Why is the sentence structured as Predicate + ang + Topic (i.e., starting with Mahalaga na malusog and ending with ang mga bata) instead of the English Subject + Predicate order?

In Tagalog, descriptive and stative clauses typically follow the Predicate + ang + Topic pattern:
• Predicate (adjective or stative verb) comes first.
ang marks the Topic (what the predicate is about).
So “Mahalaga na malusog” is the predicate (“It is important that [they] are healthy”) and “ang mga bata” is the topic (“the children”). English normally uses Subject‑Predicate, but Tagalog often flips it for focus and emphasis.

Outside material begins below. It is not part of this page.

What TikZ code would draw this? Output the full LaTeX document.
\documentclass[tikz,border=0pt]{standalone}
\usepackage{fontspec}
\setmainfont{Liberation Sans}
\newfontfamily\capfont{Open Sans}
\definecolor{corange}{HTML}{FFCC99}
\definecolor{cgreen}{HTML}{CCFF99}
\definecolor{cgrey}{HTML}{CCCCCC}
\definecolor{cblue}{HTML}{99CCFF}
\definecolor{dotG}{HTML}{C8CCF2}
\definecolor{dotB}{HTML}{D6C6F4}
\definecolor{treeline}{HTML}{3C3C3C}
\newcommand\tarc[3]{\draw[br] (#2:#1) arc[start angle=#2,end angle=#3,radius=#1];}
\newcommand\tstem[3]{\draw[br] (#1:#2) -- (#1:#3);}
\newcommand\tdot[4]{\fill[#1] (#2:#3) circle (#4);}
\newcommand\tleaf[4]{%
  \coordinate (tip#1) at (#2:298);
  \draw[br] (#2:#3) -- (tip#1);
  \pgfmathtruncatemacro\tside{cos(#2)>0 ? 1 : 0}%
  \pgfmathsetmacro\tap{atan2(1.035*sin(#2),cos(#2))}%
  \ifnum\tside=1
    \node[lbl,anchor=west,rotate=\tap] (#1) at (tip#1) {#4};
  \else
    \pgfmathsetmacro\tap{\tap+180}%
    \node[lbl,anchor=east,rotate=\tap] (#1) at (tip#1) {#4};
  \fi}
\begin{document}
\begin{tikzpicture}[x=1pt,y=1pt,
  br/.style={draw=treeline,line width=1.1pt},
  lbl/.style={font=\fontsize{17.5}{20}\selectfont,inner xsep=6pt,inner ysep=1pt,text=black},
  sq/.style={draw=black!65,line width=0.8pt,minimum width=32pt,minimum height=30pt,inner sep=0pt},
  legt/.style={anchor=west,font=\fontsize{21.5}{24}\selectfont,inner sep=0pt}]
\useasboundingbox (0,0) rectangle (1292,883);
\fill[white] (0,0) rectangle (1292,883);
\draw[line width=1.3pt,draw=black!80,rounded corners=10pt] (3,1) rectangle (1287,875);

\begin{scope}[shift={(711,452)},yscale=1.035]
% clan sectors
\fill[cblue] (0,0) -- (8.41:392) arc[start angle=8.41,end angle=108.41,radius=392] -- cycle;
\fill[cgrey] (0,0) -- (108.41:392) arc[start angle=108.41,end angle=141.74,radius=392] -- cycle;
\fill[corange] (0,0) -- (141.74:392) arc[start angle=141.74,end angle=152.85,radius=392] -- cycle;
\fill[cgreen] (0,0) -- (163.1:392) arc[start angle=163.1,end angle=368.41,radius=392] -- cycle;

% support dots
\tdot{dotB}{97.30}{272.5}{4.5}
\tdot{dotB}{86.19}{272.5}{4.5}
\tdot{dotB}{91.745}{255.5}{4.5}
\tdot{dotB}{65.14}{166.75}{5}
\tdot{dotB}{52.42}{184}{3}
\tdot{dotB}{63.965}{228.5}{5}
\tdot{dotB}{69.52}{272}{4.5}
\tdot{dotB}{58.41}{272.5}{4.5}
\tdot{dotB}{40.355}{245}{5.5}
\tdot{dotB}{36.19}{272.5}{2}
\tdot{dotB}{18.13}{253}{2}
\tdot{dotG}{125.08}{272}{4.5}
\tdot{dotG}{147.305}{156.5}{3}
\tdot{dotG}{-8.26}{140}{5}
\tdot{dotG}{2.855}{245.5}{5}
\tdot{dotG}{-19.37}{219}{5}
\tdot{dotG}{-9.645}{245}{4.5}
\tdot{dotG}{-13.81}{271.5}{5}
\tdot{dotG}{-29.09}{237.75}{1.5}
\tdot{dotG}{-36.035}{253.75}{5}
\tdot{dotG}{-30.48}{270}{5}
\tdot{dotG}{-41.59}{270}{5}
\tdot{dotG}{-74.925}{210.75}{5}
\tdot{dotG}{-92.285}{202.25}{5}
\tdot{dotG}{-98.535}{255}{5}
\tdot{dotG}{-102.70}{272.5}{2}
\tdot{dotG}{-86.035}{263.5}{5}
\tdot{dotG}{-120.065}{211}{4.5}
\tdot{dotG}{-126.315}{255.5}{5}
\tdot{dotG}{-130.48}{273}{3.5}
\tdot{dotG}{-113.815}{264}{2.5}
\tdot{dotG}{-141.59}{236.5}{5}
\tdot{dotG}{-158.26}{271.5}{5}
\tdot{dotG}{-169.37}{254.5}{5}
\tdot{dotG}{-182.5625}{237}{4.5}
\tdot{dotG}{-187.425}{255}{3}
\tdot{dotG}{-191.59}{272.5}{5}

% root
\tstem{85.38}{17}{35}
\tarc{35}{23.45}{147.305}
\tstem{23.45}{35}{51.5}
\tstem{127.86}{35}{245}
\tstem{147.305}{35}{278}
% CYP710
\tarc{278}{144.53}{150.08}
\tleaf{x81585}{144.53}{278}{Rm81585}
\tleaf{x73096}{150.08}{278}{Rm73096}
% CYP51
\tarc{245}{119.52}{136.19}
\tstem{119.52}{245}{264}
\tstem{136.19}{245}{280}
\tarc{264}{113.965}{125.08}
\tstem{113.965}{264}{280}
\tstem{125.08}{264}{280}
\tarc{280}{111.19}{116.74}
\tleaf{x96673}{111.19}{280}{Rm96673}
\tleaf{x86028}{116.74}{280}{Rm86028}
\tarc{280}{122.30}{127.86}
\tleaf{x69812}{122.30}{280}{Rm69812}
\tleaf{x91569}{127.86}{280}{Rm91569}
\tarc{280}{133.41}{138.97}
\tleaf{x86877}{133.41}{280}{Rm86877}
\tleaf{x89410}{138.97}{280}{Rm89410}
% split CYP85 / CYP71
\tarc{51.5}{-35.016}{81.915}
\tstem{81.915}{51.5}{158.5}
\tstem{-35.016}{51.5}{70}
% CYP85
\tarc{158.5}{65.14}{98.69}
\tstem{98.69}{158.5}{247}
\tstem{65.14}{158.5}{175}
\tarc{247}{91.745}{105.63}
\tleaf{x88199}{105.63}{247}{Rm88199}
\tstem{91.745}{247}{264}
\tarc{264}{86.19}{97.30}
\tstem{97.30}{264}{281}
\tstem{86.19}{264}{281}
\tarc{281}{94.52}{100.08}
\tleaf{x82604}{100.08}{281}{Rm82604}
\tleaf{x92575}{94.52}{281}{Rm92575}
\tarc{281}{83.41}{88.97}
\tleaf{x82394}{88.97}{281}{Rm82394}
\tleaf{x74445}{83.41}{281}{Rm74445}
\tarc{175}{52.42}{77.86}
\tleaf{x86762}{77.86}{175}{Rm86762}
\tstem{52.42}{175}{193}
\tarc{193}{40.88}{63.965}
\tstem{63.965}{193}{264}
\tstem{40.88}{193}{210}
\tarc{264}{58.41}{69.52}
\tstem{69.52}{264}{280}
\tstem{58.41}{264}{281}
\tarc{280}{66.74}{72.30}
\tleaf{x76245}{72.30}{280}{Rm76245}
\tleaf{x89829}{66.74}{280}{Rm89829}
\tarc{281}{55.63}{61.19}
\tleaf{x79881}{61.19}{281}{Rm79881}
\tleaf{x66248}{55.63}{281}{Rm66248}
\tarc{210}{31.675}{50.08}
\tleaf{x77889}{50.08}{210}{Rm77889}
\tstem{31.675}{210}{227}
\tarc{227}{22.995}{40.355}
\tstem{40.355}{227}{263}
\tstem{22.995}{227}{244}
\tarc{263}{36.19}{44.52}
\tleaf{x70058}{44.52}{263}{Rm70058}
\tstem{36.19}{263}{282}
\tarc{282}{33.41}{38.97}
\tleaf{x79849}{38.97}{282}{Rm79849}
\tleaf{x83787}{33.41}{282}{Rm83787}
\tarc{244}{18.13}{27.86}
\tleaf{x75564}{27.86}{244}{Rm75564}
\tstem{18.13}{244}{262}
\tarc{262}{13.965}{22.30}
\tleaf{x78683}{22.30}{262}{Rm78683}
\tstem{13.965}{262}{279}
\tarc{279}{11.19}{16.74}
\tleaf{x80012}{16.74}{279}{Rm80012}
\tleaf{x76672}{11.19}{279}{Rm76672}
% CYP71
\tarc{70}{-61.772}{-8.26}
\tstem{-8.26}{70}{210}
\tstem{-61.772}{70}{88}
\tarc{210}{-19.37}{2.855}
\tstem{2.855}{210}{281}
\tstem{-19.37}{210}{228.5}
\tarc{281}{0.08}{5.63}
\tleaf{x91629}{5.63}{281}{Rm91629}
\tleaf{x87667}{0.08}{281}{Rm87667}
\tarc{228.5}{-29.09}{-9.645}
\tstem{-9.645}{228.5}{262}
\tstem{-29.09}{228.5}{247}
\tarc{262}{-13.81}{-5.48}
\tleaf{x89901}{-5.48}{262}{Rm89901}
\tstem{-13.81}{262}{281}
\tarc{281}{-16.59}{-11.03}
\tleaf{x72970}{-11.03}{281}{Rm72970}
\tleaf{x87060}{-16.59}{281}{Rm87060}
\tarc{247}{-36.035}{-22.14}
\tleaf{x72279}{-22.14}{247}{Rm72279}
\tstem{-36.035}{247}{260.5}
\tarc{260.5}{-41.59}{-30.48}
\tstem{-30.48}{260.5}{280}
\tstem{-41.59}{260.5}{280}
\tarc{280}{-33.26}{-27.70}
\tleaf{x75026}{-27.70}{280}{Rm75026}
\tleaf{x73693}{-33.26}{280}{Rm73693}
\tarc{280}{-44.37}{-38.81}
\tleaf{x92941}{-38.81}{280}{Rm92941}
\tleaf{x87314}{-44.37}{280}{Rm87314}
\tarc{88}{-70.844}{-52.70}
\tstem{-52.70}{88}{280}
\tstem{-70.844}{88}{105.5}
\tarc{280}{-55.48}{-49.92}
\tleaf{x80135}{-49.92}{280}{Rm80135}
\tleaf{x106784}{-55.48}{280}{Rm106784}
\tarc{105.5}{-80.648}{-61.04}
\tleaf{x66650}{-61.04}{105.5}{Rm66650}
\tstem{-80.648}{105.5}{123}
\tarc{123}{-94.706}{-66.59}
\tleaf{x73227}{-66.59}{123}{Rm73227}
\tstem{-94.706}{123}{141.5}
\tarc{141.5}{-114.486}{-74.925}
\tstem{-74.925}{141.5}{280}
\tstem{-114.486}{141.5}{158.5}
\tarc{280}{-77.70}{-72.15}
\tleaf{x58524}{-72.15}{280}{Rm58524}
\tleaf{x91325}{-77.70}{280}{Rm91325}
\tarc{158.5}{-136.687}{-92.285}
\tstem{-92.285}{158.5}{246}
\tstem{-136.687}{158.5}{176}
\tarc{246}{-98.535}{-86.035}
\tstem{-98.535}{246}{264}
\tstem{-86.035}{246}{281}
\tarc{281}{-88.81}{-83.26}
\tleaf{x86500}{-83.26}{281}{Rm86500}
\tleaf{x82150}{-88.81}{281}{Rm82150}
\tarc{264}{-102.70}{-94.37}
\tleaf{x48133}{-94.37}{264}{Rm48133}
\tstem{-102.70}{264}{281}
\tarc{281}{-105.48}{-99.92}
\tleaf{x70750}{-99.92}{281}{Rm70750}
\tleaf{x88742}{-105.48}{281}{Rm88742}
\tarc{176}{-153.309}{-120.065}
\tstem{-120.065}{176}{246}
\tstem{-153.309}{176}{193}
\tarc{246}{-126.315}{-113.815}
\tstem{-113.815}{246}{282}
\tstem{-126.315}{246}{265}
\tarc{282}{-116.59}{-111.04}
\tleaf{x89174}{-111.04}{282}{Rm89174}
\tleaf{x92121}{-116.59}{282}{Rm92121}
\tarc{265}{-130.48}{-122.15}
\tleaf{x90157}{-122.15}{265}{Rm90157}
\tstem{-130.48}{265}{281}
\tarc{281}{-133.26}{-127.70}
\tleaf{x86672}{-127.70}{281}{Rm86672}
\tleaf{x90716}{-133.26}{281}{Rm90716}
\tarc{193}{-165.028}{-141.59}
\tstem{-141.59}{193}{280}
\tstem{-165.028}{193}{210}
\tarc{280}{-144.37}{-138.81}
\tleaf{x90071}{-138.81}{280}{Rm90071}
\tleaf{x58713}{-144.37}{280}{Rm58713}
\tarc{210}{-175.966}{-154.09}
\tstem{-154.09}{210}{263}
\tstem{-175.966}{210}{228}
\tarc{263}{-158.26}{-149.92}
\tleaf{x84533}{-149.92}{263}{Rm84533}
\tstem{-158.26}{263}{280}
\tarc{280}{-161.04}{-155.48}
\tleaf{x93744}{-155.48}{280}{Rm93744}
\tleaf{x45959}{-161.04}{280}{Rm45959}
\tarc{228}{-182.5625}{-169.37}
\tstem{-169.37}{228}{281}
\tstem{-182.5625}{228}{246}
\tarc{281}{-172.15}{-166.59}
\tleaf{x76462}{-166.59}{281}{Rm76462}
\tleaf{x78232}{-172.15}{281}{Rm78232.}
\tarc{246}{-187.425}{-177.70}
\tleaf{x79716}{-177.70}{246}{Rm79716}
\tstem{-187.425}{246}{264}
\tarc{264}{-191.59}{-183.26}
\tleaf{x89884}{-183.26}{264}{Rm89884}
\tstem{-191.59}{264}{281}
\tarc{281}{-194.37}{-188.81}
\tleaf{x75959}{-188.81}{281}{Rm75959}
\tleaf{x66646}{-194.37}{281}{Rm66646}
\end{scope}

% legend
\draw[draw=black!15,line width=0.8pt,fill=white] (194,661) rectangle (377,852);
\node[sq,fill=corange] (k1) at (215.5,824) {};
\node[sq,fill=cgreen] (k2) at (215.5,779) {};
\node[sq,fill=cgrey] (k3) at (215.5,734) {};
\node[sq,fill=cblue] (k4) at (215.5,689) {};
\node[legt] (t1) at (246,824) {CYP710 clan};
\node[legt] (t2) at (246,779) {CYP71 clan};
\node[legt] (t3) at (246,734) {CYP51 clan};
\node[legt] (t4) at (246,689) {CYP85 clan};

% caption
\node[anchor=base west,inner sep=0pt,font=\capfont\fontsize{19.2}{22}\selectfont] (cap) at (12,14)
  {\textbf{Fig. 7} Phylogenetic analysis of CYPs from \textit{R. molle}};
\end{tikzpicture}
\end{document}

What is the function of the word na in Mahalaga na malusog ang mga bata, and is it the same na used as an adjective linker?
Here na is a complementizer meaning that, as in “It is important that the children are healthy.” It connects the adjective mahalaga (“important”) to the clause malusog ang mga bata (“the children are healthy”). This is different from the attributive linker na/-ng, which you use inside noun phrases (e.g., malusog na bata = “healthy child”).
Why is there no linker (like na or -ng) between malusog and ang in this sentence?

In a predicative construction (stating a condition or quality), Tagalog uses this formula:

 Predicate (adjective or stative verb)
 + ang + Noun Phrase

No linker is inserted between the predicate and ang + Noun Phrase. Linkers appear only in attributive constructions (adjective + linker + noun). Here, malusog is the predicate, so it stands directly before ang mga bata.

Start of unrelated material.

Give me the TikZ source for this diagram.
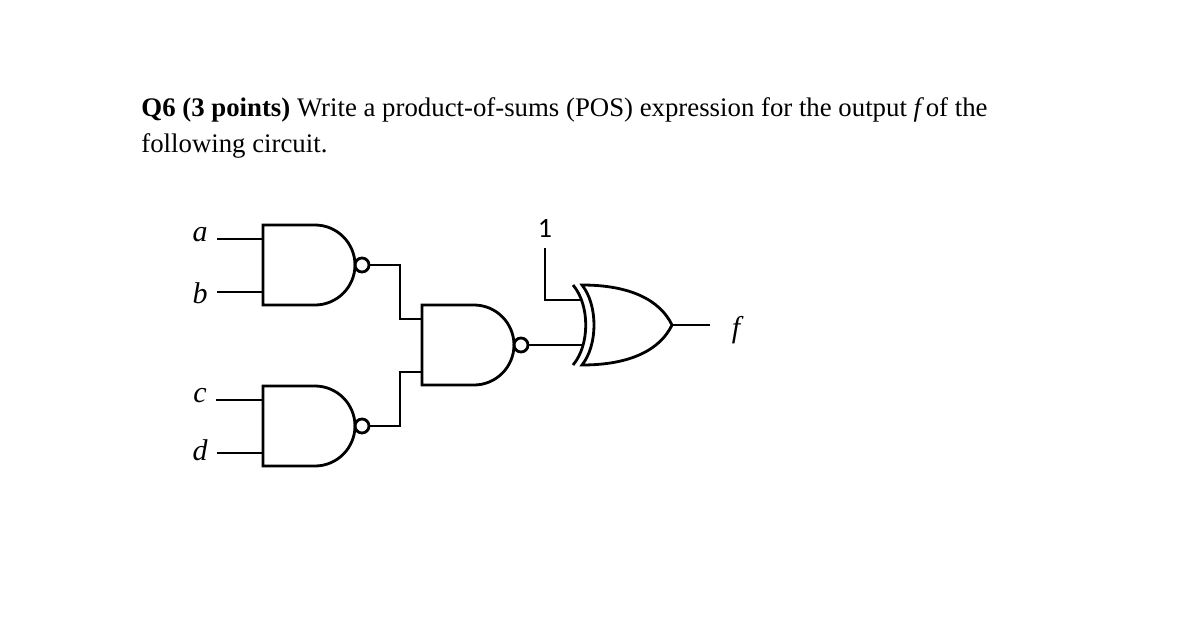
\documentclass[tikz,border=0pt]{standalone}
\usepackage{fontspec}
\setmainfont{Liberation Serif}
\newfontfamily\onefont{Carlito}
\begin{document}
\begin{tikzpicture}[x=1pt,y=-1pt,line width=2.8pt,
  wire/.style={line width=2.8pt},
  lbl/.style={font=\fontsize{30}{30}\selectfont\itshape,inner sep=0pt},
  txt/.style={font=\fontsize{26.8}{36}\selectfont,inner sep=0pt,anchor=base west}]
\useasboundingbox (0,0) rectangle (1179,627);
\newcommand\NandG[3]{%
  \draw (#1+52,#2) -- (#1,#2) -- (#1,#2+80) -- (#1+52,#2+80)
    .. controls (#1+74,#2+80) and (#1+92,#2+62) .. (#1+92,#2+40)
    .. controls (#1+92,#2+18) and (#1+74,#2) .. cycle;
  \draw (#1+99,#2+40) circle (7);
  \coordinate (#3-in1) at (#1,#2+14);
  \coordinate (#3-in2) at (#1,#2+67);
  \coordinate (#3-out) at (#1+106,#2+40);}
\node[txt] (t1) at (140,116) {\textbf{Q6 (3 points)} Write a product-of-sums (POS) expression for the output \textit{f\kern-2pt} of the};
\node[txt] (t2) at (140,152) {following circuit.};
\NandG{263}{225}{g1}
\NandG{263}{386}{g3}
\NandG{422}{305}{g2}
% XOR
\draw (573,285) .. controls (590,305) and (590,345) .. (573,365);
\draw (582,365) .. controls (598,345) and (598,305) .. (582,285)
  .. controls (630,285) and (660,300) .. (672,325)
  .. controls (660,350) and (630,365) .. cycle;
\coordinate (x-in1) at (581,300);
\coordinate (x-in2) at (582,345);
\coordinate (x-out) at (672,325);
\node[lbl] (a) at (200,235) {a};
\node[lbl] (b) at (200,293) {b};
\node[lbl] (c) at (200,396) {c};
\node[lbl] (d) at (200,450) {d};
\node[lbl] (f) at (736,330) {f};
\node[font=\onefont\fontsize{28}{28}\selectfont,inner sep=0pt] (one) at (545,228) {1};
\coordinate (oneend) at (545,248);
\draw[wire] (a.east)++(8,0) coordinate (ae) (ae |- g1-in1) -- (g1-in1);
\draw[wire] (b.east)++(8,0) coordinate (be) (be |- g1-in2) -- (g1-in2);
\draw[wire] (c.east)++(8,0) coordinate (ce) (ce |- g3-in1) -- (g3-in1);
\draw[wire] (d.east)++(8,0) coordinate (de) (de |- g3-in2) -- (g3-in2);
\draw[wire] (g1-out) -| (400,305) |- (g2-in1);
\draw[wire] (g3-out) -| (400,380) |- (g2-in2);
\draw[wire] (g2-out) -- (x-in2);
\draw[wire] (oneend) |- (x-in1);
\draw[wire] (x-out) -- (710,325);
\end{tikzpicture}
\end{document}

What roles do ang and mga play in ang mga bata?

ang marks the Topic/Subject of the sentence here—it flags what we’re talking about.
mga is the plural marker.
So ang mga bata literally means “the children.” Without mga, bata would be singular or generic (“child”).

Is malusog a verb or an adjective in Tagalog?
malusog is a stative adjective, but in Tagalog stative adjectives often behave like verbs because they describe a state of being. You can think of it as “healthy” (adjective) or as “to be healthy” (stative verb). For learners, simply treat malusog as “healthy.”
Can we drop na and say Mahalaga malusog ang mga bata?
In standard Tagalog, the complementizer na is required to link mahalaga to the following clause. Dropping it (Mahalaga malusog ang mga bata) sounds ungrammatical or very awkward. While casual speech may sometimes blur particles, you should keep na in formal or correct usage.
What difference does it make if we add maging and say Mahalaga na maging malusog ang mga bata?

Adding maging (“to be”/“to become”) shifts the nuance to the process of being healthy:
Mahalaga na malusog ang mga bata – “It is important that the children are healthy” (focus on their state).
Mahalaga na maging malusog ang mga bata – “It is important for the children to be/become healthy” (emphasizes the action or process of attaining/maintaining health).
Both are correct; the first is more common for simply stating a condition.

What is the root of mahalaga, and how does the prefix ma- work here?
The root noun is halaga, meaning “value” or “worth.” Adding the prefix ma- turns it into an adjective: mahalaga = “important” (literally “of value” or “having value”). This pattern appears in other Tagalog adjectives too, for example lusog (“vigor”) → malusog (“healthy”).